Ahora, en cambio, paso casi todo el tiempo solo. Dejé de ser la sensación. Así que le doy vueltas y vueltas a la cabeza, mezclo recuerdos, pienso en ella… También escribo canciones que ya nunca llegaré a tocar. Los enfermos tenemos mucho tiempo para pensar. Hay que reconocer que esa es una ventaja. Otra es que aprendemos a apreciar los detalles. Yo ahora lo daría todo por poder caminar por la orilla de la playa, pero ya es tarde. Yo, cuando los lobos no me persiguen, me dedico a recordar.
Apenas había cumplido seis años cuando nos mudamos a esta ciudad. Lo pasé muy mal hasta que aquella sensación de vacío terminó. Lloré durante toda una semana y mis lágrimas se las tragó el mar. Ahora no me arrepiento, de otro modo no hubiera conocido el mar, ni a ella.
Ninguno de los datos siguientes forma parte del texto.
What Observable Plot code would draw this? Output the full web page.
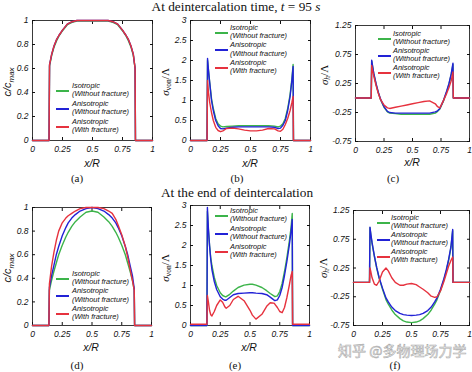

Uno de los peligros de soñar es que luego te cuesta mucho poner los pies en el suelo, es algo parecido a lo que les ocurre a los astronautas cuando vuelven de la luna. Sentir en exceso es perjudicial para la salud, es como ir a toda velocidad por una carretera con muchas curvas, vas dispuesto a pegártela. Yo, pese a las películas y las canciones, no tuve fuerzas para seguir y pisé el acelerador.